Repeat, exactly and in full, the lines of the listing below, but without any pictures.

MATERIAL PROVIDED
□ □ □

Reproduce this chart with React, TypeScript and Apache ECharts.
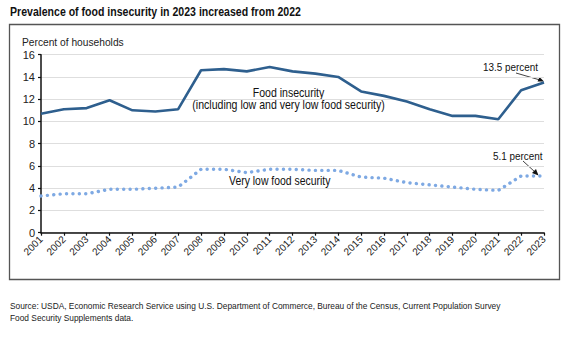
import React, { useEffect, useRef } from "react";
import * as echarts from "echarts";

const years = ["2001","2002","2003","2004","2005","2006","2007","2008","2009","2010","2011","2012","2013","2014","2015","2016","2017","2018","2019","2020","2021","2022","2023"];
const foodInsecurity = [10.7,11.1,11.2,11.9,11.0,10.9,11.1,14.6,14.7,14.5,14.9,14.5,14.3,14.0,12.7,12.3,11.8,11.1,10.5,10.5,10.2,12.8,13.5];
const veryLowFoodSecurity = [3.3,3.5,3.5,3.9,3.9,4.0,4.1,5.7,5.7,5.4,5.7,5.7,5.6,5.6,5.0,4.9,4.5,4.3,4.1,3.9,3.8,5.1,5.1];
const yTicks = [0, 2, 4, 6, 8, 10, 12, 14, 16];

const FONT = "'Liberation Sans', Arial, Helvetica, sans-serif";

export default function App() {
  const ref = useRef<HTMLDivElement>(null);
  useEffect(() => {
    const chart = echarts.init(ref.current!, null, { renderer: "svg" });
    chart.setOption({
      animation: false,
      backgroundColor: "#ffffff",
      textStyle: { fontFamily: FONT },
      grid: { left: 41, right: 26, top: 54.7, bottom: 104.3, containLabel: false },
      xAxis: {
        type: "category",
        data: years,
        boundaryGap: false,
        axisLine: { lineStyle: { color: "#111", width: 1.5 } },
        axisTick: { show: true, length: 3, lineStyle: { color: "#111", width: 1.2 } },
        axisLabel: { rotate: 45, fontSize: 10, color: "#222", margin: 5, fontFamily: FONT, interval: 0 },
        splitLine: { show: false },
      },
      yAxis: {
        type: "value",
        min: yTicks[0],
        max: yTicks[yTicks.length - 1],
        interval: 2,
        axisLine: { show: true, lineStyle: { color: "#111", width: 1.5 } },
        axisTick: { show: true, length: 3, lineStyle: { color: "#111", width: 1.2 } },
        axisLabel: { fontSize: 11, color: "#222", margin: 6, fontFamily: FONT },
        splitLine: { show: true, lineStyle: { color: "#dedede", width: 1.2 } },
      },
      series: [
        {
          name: "Food insecurity",
          type: "line",
          data: foodInsecurity,
          symbol: "none",
          lineStyle: { color: "#2e5f8e", width: 2.6 },
          z: 3,
        },
        {
          name: "Very low food security",
          type: "line",
          data: veryLowFoodSecurity,
          symbol: "none",
          lineStyle: { color: "#7ea9e3", width: 3.4, type: [0.1, 6.3], cap: "round" },
          z: 3,
        },
      ],
      graphic: [
        {
          type: "rect",
          shape: { x: 9.5, y: 24.5, width: 550, height: 255 },
          style: { fill: "none", stroke: "#555", lineWidth: 1.3 },
          z: -1,
        },
        {
          type: "text",
          x: 10,
          y: 6,
          scaleX: 0.88,
          style: { text: "Prevalence of food insecurity in 2023 increased from 2022", font: `bold 12px ${FONT}`, fill: "#111" },
        },
        {
          type: "text",
          x: 22,
          y: 36,
          scaleX: 0.93,
          style: { text: "Percent of households", font: `11px ${FONT}`, fill: "#222" },
        },
        {
          type: "text",
          x: 288.5,
          y: 87,
          scaleX: 0.88,
          style: { text: "Food insecurity", font: `12px ${FONT}`, fill: "#111", align: "center" },
        },
        {
          type: "text",
          x: 288.5,
          y: 99,
          scaleX: 0.88,
          style: { text: "(including low and very low food security)", font: `12px ${FONT}`, fill: "#111", align: "center" },
        },
        {
          type: "text",
          x: 229,
          y: 175,
          scaleX: 0.87,
          style: { text: "Very low food security", font: `12px ${FONT}`, fill: "#111" },
        },
        {
          type: "text",
          x: 483,
          y: 61.5,
          scaleX: 0.9,
          style: { text: "13.5 percent", font: `11px ${FONT}`, fill: "#111" },
        },
        { type: "line", shape: { x1: 516, y1: 73, x2: 540, y2: 80 }, style: { stroke: "#111", lineWidth: 0.8 } },
        { type: "polygon", shape: { points: [[544, 81.5], [537.5, 81.5], [539.5, 77]] }, style: { fill: "#111" } },
        {
          type: "text",
          x: 493,
          y: 150.5,
          scaleX: 0.9,
          style: { text: "5.1 percent", font: `11px ${FONT}`, fill: "#111" },
        },
        { type: "line", shape: { x1: 523, y1: 161, x2: 535, y2: 172 }, style: { stroke: "#111", lineWidth: 0.8 } },
        { type: "polygon", shape: { points: [[538.5, 175.5], [532, 173], [536, 169]] }, style: { fill: "#111" } },
        {
          type: "text",
          x: 10,
          y: 301,
          scaleX: 0.87,
          style: { text: "Source: USDA, Economic Research Service using U.S. Department of Commerce, Bureau of the Census, Current Population Survey", font: `9.6px ${FONT}`, fill: "#222" },
        },
        {
          type: "text",
          x: 10,
          y: 313,
          scaleX: 0.87,
          style: { text: "Food Security Supplements data.", font: `9.6px ${FONT}`, fill: "#222" },
        },
      ],
    });
    return () => chart.dispose();
  }, []);
  return <div ref={ref} style={{ width: 570, height: 337, position: "fixed", left: 0, top: 0 }} />;
}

□ □ □

THE COMPLETED TASK
Reproduce this chart with React, TypeScript and Apache ECharts.
import React, { useEffect, useRef } from "react";
import * as echarts from "echarts";

const years = ["2001","2002","2003","2004","2005","2006","2007","2008","2009","2010","2011","2012","2013","2014","2015","2016","2017","2018","2019","2020","2021","2022","2023"];
const foodInsecurity = [10.7,11.1,11.2,11.9,11.0,10.9,11.1,14.6,14.7,14.5,14.9,14.5,14.3,14.0,12.7,12.3,11.8,11.1,10.5,10.5,10.2,12.8,13.5];
const veryLowFoodSecurity = [3.3,3.5,3.5,3.9,3.9,4.0,4.1,5.7,5.7,5.4,5.7,5.7,5.6,5.6,5.0,4.9,4.5,4.3,4.1,3.9,3.8,5.1,5.1];
const yTicks = [0, 2, 4, 6, 8, 10, 12, 14, 16];

const FONT = "'Liberation Sans', Arial, Helvetica, sans-serif";

export default function App() {
  const ref = useRef<HTMLDivElement>(null);
  useEffect(() => {
    const chart = echarts.init(ref.current!, null, { renderer: "svg" });
    chart.setOption({
      animation: false,
      backgroundColor: "#ffffff",
      textStyle: { fontFamily: FONT },
      grid: { left: 41, right: 26, top: 54.7, bottom: 104.3, containLabel: false },
      xAxis: {
        type: "category",
        data: years,
        boundaryGap: false,
        axisLine: { lineStyle: { color: "#111", width: 1.5 } },
        axisTick: { show: true, length: 3, lineStyle: { color: "#111", width: 1.2 } },
        axisLabel: { rotate: 45, fontSize: 10, color: "#222", margin: 5, fontFamily: FONT, interval: 0 },
        splitLine: { show: false },
      },
      yAxis: {
        type: "value",
        min: yTicks[0],
        max: yTicks[yTicks.length - 1],
        interval: 2,
        axisLine: { show: true, lineStyle: { color: "#111", width: 1.5 } },
        axisTick: { show: true, length: 3, lineStyle: { color: "#111", width: 1.2 } },
        axisLabel: { fontSize: 11, color: "#222", margin: 6, fontFamily: FONT },
        splitLine: { show: true, lineStyle: { color: "#dedede", width: 1.2 } },
      },
      series: [
        {
          name: "Food insecurity",
          type: "line",
          data: foodInsecurity,
          symbol: "none",
          lineStyle: { color: "#2e5f8e", width: 2.6 },
          z: 3,
        },
        {
          name: "Very low food security",
          type: "line",
          data: veryLowFoodSecurity,
          symbol: "none",
          lineStyle: { color: "#7ea9e3", width: 3.4, type: [0.1, 6.3], cap: "round" },
          z: 3,
        },
      ],
      graphic: [
        {
          type: "rect",
          shape: { x: 9.5, y: 24.5, width: 550, height: 255 },
          style: { fill: "none", stroke: "#555", lineWidth: 1.3 },
          z: -1,
        },
        {
          type: "text",
          x: 10,
          y: 6,
          scaleX: 0.88,
          style: { text: "Prevalence of food insecurity in 2023 increased from 2022", font: `bold 12px ${FONT}`, fill: "#111" },
        },
        {
          type: "text",
          x: 22,
          y: 36,
          scaleX: 0.93,
          style: { text: "Percent of households", font: `11px ${FONT}`, fill: "#222" },
        },
        {
          type: "text",
          x: 288.5,
          y: 87,
          scaleX: 0.88,
          style: { text: "Food insecurity", font: `12px ${FONT}`, fill: "#111", align: "center" },
        },
        {
          type: "text",
          x: 288.5,
          y: 99,
          scaleX: 0.88,
          style: { text: "(including low and very low food security)", font: `12px ${FONT}`, fill: "#111", align: "center" },
        },
        {
          type: "text",
          x: 229,
          y: 175,
          scaleX: 0.87,
          style: { text: "Very low food security", font: `12px ${FONT}`, fill: "#111" },
        },
        {
          type: "text",
          x: 483,
          y: 61.5,
          scaleX: 0.9,
          style: { text: "13.5 percent", font: `11px ${FONT}`, fill: "#111" },
        },
        { type: "line", shape: { x1: 516, y1: 73, x2: 540, y2: 80 }, style: { stroke: "#111", lineWidth: 0.8 } },
        { type: "polygon", shape: { points: [[544, 81.5], [537.5, 81.5], [539.5, 77]] }, style: { fill: "#111" } },
        {
          type: "text",
          x: 493,
          y: 150.5,
          scaleX: 0.9,
          style: { text: "5.1 percent", font: `11px ${FONT}`, fill: "#111" },
        },
        { type: "line", shape: { x1: 523, y1: 161, x2: 535, y2: 172 }, style: { stroke: "#111", lineWidth: 0.8 } },
        { type: "polygon", shape: { points: [[538.5, 175.5], [532, 173], [536, 169]] }, style: { fill: "#111" } },
        {
          type: "text",
          x: 10,
          y: 301,
          scaleX: 0.87,
          style: { text: "Source: USDA, Economic Research Service using U.S. Department of Commerce, Bureau of the Census, Current Population Survey", font: `9.6px ${FONT}`, fill: "#222" },
        },
        {
          type: "text",
          x: 10,
          y: 313,
          scaleX: 0.87,
          style: { text: "Food Security Supplements data.", font: `9.6px ${FONT}`, fill: "#222" },
        },
      ],
    });
    return () => chart.dispose();
  }, []);
  return <div ref={ref} style={{ width: 570, height: 337, position: "fixed", left: 0, top: 0 }} />;
}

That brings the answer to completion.